San Miguel de Allende, Mexico, 1998; Havana, Cuba, 2000

"Color possesses me. I don't have to pursue it. It will possess me always, I know it. That is the meaning of this happy hour. Color and I are one. I am a painter."
...Paul Klee, Diary, 4/16/1914

AZULEJOS/TILES

I am flying as I write this; flying on disembodied blue ceramic wings. Not birds, not angels, just wings, four pairs of wings around a diamond of open-centered blue. Looked at another way, four pairs of blue-robed gossipers kneel face to face, trading in everyone's business. Still another way: ground comes forward, blue becomes deep space, the holes in lace, a lake seen through a flake of snow.



ROJO/RED

Brick? Barn?

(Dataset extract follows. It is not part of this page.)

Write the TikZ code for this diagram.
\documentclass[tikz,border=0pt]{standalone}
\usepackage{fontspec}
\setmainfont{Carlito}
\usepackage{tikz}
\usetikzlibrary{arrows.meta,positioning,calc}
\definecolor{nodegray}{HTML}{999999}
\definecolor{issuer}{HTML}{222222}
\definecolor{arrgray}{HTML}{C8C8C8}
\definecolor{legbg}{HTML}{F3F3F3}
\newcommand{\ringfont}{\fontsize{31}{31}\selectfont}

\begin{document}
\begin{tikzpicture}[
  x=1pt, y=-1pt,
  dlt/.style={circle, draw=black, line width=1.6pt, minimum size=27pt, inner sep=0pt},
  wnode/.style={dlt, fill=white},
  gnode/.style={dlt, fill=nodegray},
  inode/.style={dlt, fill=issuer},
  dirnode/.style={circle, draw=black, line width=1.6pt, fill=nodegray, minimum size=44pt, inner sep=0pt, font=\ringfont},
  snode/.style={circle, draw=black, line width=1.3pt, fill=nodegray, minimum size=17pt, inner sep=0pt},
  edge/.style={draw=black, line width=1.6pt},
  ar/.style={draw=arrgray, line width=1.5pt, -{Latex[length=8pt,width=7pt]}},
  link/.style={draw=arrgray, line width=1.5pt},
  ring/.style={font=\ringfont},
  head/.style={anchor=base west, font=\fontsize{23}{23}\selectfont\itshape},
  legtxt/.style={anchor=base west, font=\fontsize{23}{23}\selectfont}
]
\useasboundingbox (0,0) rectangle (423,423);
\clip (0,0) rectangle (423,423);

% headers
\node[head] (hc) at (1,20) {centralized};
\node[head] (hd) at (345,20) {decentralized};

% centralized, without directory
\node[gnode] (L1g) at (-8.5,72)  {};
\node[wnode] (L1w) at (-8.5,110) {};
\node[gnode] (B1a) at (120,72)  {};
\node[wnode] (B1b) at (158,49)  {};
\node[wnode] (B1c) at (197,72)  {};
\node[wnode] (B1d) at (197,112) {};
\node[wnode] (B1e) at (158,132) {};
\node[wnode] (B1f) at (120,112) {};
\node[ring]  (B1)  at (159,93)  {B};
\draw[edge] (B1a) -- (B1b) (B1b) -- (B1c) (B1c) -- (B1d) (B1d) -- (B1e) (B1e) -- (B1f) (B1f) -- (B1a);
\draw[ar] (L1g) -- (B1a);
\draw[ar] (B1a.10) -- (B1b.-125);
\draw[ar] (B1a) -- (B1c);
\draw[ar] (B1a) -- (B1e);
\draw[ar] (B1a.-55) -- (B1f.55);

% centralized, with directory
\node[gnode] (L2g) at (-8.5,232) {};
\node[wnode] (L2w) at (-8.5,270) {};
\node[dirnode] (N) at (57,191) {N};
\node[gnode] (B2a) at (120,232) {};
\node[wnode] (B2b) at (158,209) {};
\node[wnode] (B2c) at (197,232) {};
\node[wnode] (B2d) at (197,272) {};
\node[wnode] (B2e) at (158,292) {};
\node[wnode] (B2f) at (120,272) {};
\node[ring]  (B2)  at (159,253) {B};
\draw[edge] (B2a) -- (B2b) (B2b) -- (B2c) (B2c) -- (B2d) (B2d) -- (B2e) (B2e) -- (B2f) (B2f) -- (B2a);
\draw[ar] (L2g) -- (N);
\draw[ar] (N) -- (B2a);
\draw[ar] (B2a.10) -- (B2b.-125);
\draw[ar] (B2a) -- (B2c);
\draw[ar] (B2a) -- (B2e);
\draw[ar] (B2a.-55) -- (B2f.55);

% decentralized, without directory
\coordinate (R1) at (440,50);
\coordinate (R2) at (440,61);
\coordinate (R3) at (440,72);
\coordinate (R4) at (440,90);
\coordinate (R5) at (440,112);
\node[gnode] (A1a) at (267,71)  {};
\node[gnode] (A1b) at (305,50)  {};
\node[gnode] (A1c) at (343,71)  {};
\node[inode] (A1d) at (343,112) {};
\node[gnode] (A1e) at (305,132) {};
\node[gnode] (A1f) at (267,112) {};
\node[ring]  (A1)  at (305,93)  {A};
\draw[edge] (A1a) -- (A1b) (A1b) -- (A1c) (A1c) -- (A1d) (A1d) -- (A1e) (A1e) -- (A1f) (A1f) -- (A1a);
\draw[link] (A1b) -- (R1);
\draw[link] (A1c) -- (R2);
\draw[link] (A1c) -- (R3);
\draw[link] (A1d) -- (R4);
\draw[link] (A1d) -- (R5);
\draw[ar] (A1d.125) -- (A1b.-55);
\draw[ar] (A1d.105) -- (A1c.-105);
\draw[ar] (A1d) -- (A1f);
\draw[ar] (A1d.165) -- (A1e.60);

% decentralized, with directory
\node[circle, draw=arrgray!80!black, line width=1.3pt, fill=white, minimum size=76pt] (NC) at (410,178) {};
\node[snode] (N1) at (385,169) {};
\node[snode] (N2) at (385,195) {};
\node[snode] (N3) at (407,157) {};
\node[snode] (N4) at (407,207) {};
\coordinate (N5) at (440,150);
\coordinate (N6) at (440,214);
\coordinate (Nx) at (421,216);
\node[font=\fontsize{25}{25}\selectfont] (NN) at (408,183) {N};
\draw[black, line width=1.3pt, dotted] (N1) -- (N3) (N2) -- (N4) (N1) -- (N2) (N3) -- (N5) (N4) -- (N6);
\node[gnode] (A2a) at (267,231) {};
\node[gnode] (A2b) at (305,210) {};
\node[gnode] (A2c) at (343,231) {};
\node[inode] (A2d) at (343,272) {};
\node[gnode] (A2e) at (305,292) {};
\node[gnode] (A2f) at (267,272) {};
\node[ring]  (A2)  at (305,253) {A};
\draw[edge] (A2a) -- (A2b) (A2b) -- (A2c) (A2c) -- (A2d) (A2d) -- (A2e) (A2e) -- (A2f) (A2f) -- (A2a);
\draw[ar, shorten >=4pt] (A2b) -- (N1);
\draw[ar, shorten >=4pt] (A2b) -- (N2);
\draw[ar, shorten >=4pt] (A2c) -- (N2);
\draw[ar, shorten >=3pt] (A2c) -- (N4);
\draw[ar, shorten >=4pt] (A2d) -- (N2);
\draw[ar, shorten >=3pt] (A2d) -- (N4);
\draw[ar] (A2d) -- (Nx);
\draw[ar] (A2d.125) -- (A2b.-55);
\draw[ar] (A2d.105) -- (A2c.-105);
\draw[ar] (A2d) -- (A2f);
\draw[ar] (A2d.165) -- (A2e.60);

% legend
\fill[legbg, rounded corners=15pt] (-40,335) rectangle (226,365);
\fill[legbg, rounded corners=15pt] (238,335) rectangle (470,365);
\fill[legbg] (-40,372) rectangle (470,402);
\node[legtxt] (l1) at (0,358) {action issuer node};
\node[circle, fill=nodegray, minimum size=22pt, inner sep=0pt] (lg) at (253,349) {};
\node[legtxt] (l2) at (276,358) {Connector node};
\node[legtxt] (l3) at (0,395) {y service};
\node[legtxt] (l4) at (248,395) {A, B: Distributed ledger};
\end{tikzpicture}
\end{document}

Both and neither, and something else all its own, an essence of heat and sun. At midday it takes on a flat ruddiness, very pretty, very "Mexican," but it's the slanting light of morning and late afternoon that brings -- that springs -- it all to life, so intense it confounds the senses and feels like sound, a tenor sax wail for the eye, the very voice of heat.


AZUL/BLUE

In my Crayola 64 Colors box, it was "Ultramarine." But this is Ultramarine electrified, Ultramarine on LSD and steroids, a child's Disney dream of water. This is a color for casinos, for showgirls' shiny dresses; a cartoon color not meant for houses, for ordinary walls. In Nebraska it would be a joke.

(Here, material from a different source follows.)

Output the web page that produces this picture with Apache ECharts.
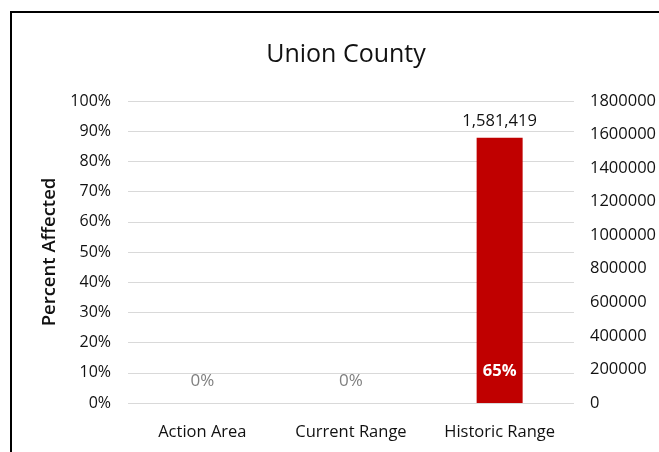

This color has a voice. It says: The land is dry and hard; dust and grit ride the wind. Against these facts, within the heart of these facts, I recall the cenote -- a reminder that the soul of the dryest place was once an ocean.



AMARILLO/YELLOW

If dry earth could speak, it would speak in this color; it would speak in sandstone and gold and implacable sun. For me, these are words of astonishment. At home we rarely marvel at walls. But here the walls and doorways call out for mat and frame, and I imagine a gallery the size of the Pentagon, or better yet the Pentagon itself turned to the artist's use: its walls washed white, soft oblique light bathing weathered stucco the color of speaking stones and heat -- and fierce refusal not to make beauty even in the face of poverty, pestilence, and politics.